*Written instruction:* Copy out each line that has "this" in it.

Code that draws figures:

* * *

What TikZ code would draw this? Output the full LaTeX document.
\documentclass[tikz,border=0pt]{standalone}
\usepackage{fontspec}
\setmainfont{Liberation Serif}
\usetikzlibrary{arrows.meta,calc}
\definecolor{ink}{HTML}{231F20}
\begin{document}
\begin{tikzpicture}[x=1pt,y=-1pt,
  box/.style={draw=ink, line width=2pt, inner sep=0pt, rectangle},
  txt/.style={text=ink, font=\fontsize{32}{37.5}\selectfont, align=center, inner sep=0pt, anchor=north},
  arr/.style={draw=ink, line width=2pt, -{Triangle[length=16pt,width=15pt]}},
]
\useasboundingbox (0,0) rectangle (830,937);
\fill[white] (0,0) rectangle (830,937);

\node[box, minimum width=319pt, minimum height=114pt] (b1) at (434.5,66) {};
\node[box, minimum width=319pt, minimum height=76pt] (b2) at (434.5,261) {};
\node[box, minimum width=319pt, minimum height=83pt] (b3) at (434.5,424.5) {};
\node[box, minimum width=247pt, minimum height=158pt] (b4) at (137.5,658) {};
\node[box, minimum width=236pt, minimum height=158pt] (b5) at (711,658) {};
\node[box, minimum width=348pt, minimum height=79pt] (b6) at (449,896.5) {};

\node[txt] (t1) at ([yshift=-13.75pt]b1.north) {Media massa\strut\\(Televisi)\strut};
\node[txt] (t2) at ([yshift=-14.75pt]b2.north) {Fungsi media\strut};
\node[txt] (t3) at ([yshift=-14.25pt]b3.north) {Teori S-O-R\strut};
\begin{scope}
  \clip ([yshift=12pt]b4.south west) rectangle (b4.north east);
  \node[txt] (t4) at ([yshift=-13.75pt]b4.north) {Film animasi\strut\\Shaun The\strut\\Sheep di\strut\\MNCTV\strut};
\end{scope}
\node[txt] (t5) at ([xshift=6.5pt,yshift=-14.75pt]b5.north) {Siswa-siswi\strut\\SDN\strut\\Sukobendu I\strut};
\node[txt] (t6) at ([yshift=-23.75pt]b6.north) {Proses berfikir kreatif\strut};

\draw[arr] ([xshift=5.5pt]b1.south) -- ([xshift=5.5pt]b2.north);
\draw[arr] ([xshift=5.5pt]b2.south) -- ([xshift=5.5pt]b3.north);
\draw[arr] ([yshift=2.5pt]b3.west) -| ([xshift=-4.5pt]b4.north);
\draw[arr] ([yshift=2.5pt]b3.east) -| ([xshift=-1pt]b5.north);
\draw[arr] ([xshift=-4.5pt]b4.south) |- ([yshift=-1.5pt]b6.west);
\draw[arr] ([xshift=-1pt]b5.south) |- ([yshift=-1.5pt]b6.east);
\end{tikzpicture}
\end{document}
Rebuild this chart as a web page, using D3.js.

* * *

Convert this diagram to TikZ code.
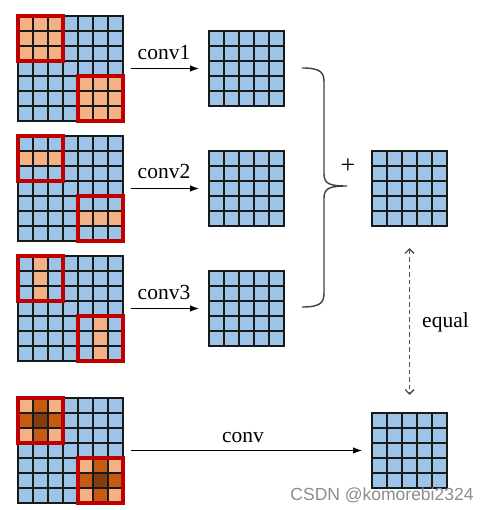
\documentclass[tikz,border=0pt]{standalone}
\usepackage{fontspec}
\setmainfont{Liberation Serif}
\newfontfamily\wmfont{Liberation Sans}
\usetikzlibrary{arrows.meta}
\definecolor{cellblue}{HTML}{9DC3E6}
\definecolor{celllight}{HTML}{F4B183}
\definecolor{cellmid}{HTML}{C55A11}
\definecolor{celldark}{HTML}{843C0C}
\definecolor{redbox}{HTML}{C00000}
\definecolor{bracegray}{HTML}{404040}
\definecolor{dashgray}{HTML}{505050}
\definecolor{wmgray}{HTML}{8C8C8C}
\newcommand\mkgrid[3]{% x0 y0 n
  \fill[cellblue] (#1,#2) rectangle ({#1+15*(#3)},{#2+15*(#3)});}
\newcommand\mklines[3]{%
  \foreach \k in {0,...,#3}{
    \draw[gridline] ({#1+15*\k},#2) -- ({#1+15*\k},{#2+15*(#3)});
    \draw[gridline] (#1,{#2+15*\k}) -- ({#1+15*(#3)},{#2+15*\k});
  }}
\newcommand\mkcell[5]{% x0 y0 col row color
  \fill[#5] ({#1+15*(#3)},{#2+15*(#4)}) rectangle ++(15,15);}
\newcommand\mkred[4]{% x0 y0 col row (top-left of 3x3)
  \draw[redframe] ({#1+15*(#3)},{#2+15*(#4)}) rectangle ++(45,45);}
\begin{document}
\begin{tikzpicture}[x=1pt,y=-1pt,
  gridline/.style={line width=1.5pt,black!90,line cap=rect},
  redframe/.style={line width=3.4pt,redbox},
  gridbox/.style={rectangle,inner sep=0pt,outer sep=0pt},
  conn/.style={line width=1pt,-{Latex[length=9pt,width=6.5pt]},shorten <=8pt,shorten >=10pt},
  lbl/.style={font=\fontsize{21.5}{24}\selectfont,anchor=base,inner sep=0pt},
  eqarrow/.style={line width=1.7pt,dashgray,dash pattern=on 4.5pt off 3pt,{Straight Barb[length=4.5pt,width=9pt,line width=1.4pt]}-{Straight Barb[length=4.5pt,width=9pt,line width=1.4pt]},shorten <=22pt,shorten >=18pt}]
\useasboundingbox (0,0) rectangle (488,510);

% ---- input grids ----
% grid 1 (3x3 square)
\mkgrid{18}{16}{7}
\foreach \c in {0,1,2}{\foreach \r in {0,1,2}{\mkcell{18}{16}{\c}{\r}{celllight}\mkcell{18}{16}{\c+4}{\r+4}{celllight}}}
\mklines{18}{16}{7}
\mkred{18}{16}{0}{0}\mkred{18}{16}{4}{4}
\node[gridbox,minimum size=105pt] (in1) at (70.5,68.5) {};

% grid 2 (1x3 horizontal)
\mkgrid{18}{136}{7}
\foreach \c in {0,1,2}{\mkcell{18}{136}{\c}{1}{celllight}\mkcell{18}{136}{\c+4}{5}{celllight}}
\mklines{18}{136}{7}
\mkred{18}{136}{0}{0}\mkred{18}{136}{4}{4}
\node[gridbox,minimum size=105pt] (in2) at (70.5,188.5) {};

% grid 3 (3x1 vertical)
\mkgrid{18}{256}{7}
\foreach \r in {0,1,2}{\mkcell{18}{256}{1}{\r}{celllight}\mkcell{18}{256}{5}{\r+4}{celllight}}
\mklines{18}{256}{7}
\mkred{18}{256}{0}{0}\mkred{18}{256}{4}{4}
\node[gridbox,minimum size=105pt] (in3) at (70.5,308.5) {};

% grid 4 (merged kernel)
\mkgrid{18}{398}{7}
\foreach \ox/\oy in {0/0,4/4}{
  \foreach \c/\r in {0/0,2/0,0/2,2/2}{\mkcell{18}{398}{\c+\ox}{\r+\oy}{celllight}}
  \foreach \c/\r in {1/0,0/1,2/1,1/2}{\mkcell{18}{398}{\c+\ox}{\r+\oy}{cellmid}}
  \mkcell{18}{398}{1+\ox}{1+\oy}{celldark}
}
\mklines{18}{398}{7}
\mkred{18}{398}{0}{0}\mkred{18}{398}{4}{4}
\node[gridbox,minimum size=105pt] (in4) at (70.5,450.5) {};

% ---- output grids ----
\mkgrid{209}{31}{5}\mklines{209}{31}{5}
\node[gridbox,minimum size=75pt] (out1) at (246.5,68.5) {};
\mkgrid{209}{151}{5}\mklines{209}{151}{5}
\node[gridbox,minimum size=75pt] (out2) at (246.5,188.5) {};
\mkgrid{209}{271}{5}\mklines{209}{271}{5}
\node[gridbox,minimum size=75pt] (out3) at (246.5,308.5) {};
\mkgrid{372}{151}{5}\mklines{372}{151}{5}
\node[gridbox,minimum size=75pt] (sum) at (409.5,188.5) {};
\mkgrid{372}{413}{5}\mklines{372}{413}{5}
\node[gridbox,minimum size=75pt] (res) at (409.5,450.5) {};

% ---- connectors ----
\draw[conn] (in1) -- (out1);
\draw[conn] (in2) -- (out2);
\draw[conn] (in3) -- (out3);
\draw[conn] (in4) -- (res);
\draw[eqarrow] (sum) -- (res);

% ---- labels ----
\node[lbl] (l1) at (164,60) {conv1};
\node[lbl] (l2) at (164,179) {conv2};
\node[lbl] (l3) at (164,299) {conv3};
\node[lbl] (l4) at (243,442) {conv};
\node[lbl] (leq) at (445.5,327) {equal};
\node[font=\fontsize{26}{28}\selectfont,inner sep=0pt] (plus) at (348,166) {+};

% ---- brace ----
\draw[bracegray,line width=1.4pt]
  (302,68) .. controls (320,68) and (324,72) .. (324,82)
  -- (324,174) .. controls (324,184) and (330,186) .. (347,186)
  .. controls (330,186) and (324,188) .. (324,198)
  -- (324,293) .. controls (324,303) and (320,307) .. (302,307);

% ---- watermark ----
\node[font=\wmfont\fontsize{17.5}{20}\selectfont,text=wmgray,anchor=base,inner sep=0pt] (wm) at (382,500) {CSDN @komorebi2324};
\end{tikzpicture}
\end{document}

* * *

*Reply:*
What TikZ code would draw this? Output the full LaTeX document.
Rebuild this chart as a web page, using D3.js.
Convert this diagram to TikZ code.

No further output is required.